Impact of SBA Regulations
The court considered the SBA's assertion that its regulations, specifically 13 C.F.R. § 101.1(d)(4), prevented debtors from claiming local immunity against their obligations. However, the court concluded that this regulation did not create a blanket prohibition against the application of state law regarding homestead exemptions. The court highlighted that the regulation was intended to clarify the SBA's authority and to ensure that federal programs operated effectively, but it did not eliminate the rights granted by state law. The court further recognized that while the SBA's operations might be affected by varying state homestead laws, this did not justify overriding state protections. The court pointed out that the SBA had some flexibility in requiring collateral for loans, meaning that Texas's homestead protections would not entirely prevent the agency from meeting its lending objectives. Thus, the court determined that the application of Texas law in this case would not severely disrupt the SBA's programs.

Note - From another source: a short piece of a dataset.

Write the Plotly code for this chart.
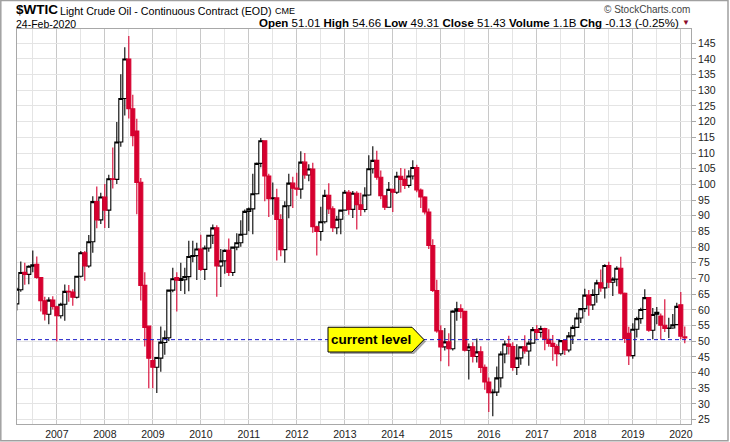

Consideration of Uniformity
The court assessed the SBA's argument that a uniform federal rule was necessary to ensure fairness and equality in the administration of disaster loans across states. While acknowledging the potential administrative challenges posed by differing state laws, the court emphasized that the need for uniformity did not automatically warrant the imposition of a federal rule over state law. The court noted that the SBA's own regulations allowed for some discretion in collateral requirements, which mitigated the concern for uniformity. Additionally, the court observed that the existence of state homestead laws plays a significant role in balancing competing interests, such as encouraging home ownership and providing protections for debtors. The court concluded that adopting state law would not fundamentally undermine the SBA’s mission, allowing it to continue functioning effectively within the parameters of existing state protections. Therefore, the court favored the application of Texas homestead law as the rule of decision.
Conclusion of the Court
Ultimately, the court affirmed the Bankruptcy Court's decision, which had correctly applied the Texas homestead exemption to grant the Buberts protection against the SBA's lien. The court recognized that the Bankruptcy Court's ruling was well-founded in both law and equity, reinforcing the debtor's rights under Texas law. The court's examination revealed that the SBA's claim to secured creditor status was invalid due to the protections afforded by the Texas homestead exemption. The court determined that the existing federal regulatory framework did not provide a sufficient basis to override the established state laws governing homesteads. By choosing to adopt the homestead laws of the debtor's state of residence, the court upheld the essential principles of both federal bankruptcy law and state property rights. Consequently, the court affirmed that the SBA was left with unsecured creditor status regarding the Buberts' homestead property.